◆ **MATERIAL**
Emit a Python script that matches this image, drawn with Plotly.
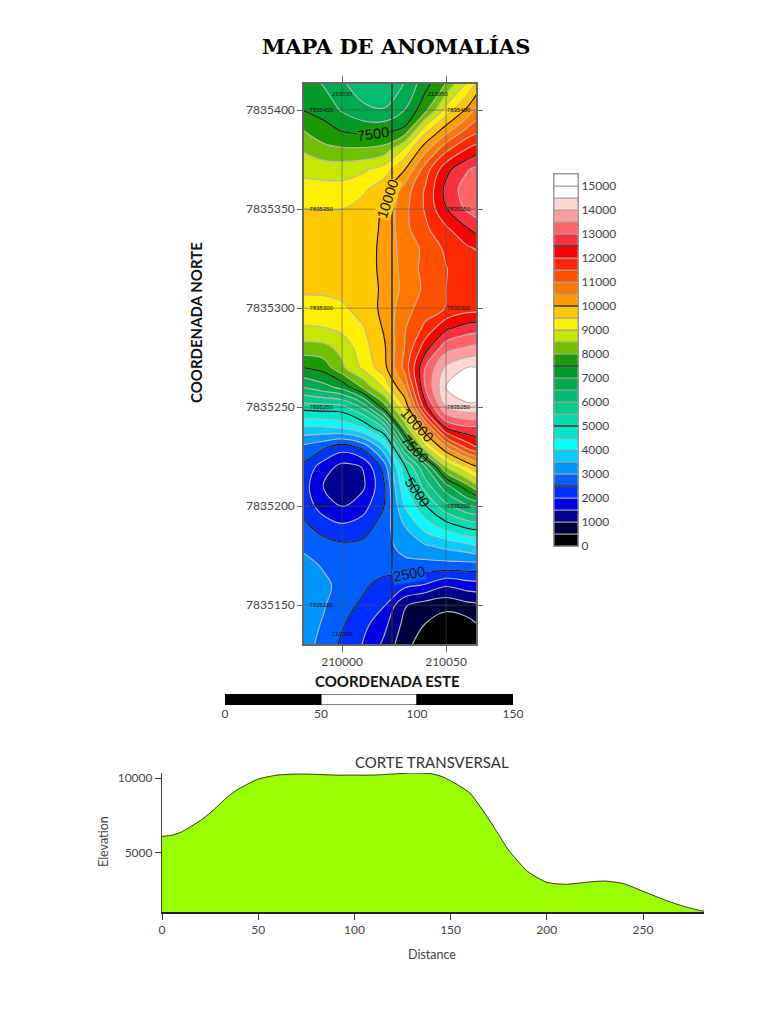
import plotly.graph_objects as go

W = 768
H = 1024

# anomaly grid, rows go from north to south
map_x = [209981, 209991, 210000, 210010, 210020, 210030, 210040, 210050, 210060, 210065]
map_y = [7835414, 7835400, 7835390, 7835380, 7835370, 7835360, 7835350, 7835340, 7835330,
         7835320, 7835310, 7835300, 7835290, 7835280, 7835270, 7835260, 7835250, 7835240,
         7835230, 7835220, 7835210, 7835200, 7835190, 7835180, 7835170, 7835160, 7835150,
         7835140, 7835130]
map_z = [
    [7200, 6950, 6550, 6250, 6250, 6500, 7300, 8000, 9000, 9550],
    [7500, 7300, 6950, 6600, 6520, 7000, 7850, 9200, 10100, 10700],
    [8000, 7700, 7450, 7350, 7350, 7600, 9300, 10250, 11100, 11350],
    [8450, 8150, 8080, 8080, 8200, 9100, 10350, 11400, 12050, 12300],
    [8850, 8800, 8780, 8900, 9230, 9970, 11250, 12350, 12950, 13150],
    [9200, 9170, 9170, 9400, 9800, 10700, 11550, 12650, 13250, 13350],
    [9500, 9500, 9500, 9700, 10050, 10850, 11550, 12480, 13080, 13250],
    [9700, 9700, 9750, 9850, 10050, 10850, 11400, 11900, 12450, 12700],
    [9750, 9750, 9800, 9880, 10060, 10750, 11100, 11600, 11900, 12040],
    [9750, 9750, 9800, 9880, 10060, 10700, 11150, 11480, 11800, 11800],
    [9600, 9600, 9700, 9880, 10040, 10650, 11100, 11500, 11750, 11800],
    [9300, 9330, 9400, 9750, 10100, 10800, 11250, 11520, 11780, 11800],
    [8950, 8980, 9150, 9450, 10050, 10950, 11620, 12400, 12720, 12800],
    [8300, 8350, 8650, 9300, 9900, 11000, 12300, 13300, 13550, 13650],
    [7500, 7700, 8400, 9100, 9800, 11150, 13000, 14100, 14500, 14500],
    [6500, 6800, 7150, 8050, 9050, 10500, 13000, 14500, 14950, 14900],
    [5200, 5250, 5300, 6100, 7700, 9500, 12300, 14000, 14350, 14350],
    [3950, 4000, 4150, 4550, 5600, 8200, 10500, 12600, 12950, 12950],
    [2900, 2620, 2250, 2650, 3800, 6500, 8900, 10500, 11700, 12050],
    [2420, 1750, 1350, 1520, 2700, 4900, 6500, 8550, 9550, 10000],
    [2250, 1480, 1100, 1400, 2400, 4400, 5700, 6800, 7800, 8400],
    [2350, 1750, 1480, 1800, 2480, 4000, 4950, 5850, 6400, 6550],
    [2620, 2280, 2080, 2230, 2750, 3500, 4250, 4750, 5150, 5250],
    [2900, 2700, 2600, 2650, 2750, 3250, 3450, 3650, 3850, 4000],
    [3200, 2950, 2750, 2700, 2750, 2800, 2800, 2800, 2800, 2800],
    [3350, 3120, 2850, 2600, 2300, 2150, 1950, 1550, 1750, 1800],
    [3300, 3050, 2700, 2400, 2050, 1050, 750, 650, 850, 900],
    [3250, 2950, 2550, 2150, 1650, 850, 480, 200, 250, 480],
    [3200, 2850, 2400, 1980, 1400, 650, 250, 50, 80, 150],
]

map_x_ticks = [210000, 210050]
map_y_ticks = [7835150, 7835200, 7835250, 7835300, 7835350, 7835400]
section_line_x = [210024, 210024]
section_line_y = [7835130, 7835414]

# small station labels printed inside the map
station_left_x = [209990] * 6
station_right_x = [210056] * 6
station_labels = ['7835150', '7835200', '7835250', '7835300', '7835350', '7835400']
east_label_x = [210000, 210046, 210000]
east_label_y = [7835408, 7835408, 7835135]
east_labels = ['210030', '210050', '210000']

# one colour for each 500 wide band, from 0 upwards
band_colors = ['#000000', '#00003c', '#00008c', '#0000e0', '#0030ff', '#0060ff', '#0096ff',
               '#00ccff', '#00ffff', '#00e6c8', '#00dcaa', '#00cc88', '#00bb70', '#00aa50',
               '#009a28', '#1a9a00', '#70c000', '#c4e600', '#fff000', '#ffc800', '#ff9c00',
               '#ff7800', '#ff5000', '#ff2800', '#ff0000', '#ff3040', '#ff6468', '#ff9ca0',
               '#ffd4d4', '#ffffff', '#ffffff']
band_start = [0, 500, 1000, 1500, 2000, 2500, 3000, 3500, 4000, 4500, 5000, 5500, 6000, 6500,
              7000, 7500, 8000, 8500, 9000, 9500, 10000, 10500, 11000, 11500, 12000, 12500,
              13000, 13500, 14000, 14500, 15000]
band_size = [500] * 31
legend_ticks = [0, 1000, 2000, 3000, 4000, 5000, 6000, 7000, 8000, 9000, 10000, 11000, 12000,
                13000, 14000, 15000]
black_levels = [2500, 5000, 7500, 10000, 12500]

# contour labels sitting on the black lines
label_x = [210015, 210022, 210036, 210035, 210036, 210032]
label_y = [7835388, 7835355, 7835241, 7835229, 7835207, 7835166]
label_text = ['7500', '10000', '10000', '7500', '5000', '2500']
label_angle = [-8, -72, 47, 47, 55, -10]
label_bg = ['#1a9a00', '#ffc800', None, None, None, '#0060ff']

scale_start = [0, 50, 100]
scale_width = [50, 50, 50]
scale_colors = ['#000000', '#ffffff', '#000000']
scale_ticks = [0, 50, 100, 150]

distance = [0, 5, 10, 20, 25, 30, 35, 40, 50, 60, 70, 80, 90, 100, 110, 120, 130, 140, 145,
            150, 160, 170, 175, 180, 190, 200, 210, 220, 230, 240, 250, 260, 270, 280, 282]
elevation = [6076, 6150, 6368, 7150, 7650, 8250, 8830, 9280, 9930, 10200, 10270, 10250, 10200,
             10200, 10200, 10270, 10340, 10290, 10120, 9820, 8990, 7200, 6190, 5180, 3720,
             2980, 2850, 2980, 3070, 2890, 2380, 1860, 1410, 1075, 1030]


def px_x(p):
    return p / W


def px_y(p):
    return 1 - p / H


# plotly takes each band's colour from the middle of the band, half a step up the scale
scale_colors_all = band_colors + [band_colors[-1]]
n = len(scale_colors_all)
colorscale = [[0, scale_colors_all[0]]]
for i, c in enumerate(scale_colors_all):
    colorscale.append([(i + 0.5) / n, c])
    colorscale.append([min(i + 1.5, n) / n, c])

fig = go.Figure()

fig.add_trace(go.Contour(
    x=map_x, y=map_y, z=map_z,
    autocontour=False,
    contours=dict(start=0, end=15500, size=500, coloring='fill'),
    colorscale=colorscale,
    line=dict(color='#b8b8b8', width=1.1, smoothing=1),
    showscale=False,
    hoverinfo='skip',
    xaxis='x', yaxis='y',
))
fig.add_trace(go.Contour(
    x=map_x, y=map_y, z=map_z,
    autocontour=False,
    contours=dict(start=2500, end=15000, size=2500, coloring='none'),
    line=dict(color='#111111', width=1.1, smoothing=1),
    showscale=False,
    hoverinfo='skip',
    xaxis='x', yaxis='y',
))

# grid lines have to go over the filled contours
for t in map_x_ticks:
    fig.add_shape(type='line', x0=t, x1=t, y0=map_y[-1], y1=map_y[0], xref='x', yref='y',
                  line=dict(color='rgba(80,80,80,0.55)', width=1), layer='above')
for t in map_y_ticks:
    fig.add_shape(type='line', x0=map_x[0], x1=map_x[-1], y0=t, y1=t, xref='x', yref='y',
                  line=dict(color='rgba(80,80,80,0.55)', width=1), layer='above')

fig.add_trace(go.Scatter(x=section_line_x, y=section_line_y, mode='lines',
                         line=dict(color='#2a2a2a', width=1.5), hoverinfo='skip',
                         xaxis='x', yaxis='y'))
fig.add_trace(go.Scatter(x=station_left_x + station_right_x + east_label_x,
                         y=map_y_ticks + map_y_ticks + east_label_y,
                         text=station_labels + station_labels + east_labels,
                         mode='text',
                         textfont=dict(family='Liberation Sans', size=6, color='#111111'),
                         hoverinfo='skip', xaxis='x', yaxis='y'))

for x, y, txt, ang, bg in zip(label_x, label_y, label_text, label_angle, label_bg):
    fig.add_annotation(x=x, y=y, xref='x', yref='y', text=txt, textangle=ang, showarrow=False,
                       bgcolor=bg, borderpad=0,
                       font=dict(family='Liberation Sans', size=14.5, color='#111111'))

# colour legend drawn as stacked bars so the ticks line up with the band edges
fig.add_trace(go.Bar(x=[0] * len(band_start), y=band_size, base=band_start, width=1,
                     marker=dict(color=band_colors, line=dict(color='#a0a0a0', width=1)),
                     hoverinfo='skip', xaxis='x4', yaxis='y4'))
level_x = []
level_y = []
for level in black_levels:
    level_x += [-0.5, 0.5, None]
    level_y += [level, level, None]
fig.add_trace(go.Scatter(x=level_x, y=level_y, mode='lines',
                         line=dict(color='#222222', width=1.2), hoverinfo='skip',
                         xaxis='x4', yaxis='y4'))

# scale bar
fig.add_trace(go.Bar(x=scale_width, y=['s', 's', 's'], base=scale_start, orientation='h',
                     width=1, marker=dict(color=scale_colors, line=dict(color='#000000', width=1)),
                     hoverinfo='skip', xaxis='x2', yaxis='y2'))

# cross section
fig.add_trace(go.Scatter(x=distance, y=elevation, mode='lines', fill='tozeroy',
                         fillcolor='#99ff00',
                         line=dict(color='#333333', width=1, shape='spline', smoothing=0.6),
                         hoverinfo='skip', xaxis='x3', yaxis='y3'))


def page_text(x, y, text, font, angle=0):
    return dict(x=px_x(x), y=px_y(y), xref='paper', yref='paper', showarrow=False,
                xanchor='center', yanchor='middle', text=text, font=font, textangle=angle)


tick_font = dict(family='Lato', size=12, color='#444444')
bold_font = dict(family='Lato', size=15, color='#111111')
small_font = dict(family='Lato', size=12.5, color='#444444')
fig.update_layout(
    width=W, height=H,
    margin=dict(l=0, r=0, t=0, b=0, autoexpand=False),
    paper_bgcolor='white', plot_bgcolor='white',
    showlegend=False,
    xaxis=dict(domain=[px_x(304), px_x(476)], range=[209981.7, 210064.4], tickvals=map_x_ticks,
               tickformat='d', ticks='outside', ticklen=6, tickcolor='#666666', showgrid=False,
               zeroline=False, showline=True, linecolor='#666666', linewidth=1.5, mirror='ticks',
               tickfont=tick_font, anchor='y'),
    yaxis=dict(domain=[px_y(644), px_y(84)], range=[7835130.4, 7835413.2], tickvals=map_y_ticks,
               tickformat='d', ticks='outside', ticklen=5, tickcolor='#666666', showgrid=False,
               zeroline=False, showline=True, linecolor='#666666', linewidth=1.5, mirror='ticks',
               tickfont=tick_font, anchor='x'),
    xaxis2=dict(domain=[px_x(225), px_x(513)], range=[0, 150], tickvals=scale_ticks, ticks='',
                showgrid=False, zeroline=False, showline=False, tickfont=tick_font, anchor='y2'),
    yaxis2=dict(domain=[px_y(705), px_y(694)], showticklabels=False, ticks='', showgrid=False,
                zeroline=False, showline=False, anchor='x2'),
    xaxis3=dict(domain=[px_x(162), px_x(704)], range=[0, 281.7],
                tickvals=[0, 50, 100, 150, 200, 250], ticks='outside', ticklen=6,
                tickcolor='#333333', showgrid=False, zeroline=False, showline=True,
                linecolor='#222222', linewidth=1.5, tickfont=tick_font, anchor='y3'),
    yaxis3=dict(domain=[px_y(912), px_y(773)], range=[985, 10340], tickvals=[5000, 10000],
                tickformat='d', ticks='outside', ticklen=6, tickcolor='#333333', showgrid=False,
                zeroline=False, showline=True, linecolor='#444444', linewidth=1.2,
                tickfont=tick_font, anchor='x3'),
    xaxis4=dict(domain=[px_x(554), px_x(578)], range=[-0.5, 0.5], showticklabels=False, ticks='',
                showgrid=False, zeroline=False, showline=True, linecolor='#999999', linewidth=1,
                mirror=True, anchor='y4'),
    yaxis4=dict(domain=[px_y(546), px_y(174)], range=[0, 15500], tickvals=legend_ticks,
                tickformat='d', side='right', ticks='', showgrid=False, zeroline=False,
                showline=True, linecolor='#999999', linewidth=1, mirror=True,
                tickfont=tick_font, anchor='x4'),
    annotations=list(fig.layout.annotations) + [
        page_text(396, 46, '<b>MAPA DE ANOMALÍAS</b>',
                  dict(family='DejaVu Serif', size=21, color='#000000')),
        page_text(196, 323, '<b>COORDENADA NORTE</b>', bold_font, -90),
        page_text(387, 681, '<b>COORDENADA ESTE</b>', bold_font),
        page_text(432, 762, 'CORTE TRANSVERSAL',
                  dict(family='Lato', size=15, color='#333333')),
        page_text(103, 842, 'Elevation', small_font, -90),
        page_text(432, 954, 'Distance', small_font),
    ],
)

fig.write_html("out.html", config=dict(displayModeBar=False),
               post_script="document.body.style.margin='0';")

◆ **THE PROBLEM**
Pick out each line in the material containing "with".

◆ **RESPONSE**
Emit a Python script that matches this image, drawn with Plotly.
# colour legend drawn as stacked bars so the ticks line up with the band edges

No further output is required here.